Als in einer Nacht die Schüsse in unserem Schlafzimmer immer lauter zu hören waren, bin ich mit meiner Familie um fünf Uhr früh zum Flughafen gefahren, um meine Familie nach Österreich zu schicken. Schon beim Rausfahren sahen wir, dass die Autobahn von Panzern gesperrt wird. Auf der Rückfahrt musste ich dann über Seitenwege fahren – einspurig im Wald und in einer Kolonne. Als diese dann bei Dunkelheit gestoppt hat, haben wir schon überlegt zu Fuß zur Stadt zurückzukommen. Es waren viele interessante Momente und Entscheidungen zu treffen. Die Menschen waren sehr dankbar, dass wir geblieben sind und die Bank immer funktioniert hat.

Die Ukraine ist ein Land mit einer sehr modern denkenden und engagierten jungen Bevölkerung – eigentlich ein riesiges Potential von 38 Mio. Menschen. Ich würde jedem mal empfehlen, Lviv, auch Lemberg genannt, zu besuchen – eine sehr nette Stadt im Westen der Ukraine und von Wien in etwa gleich weit entfernt wie Bregenz. Es macht für Menschen aber einen großen Unterschied, ob sie näher zu Lemberg oder Bregenz aufgewachsen sind. Diese politische Situation in der Ukraine hat mich nochmal mehr zu einem glühenden Anhänger des europäischen Gedankens gemacht – von Portugal bis Wladiwostok.

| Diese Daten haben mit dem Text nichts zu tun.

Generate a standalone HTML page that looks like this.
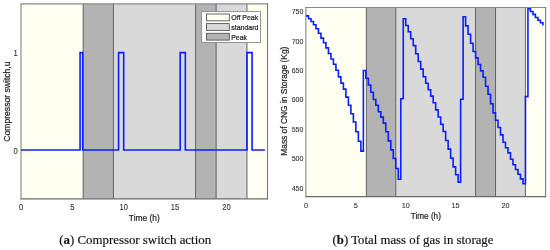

2015 im Juni sind wir dann nach Wien übersiedelt, wo sich meine Kinder zu Beginn gar nicht wohl gefühlt haben, aber es inzwischen wirklich genießen. Ich bin maßlos über das österreichische Schulsystem enttäuscht und habe noch mehr zu schätzen gelernt, wie das Paulinum eigentlich damals schon war. Und so schließt sich der Kreis.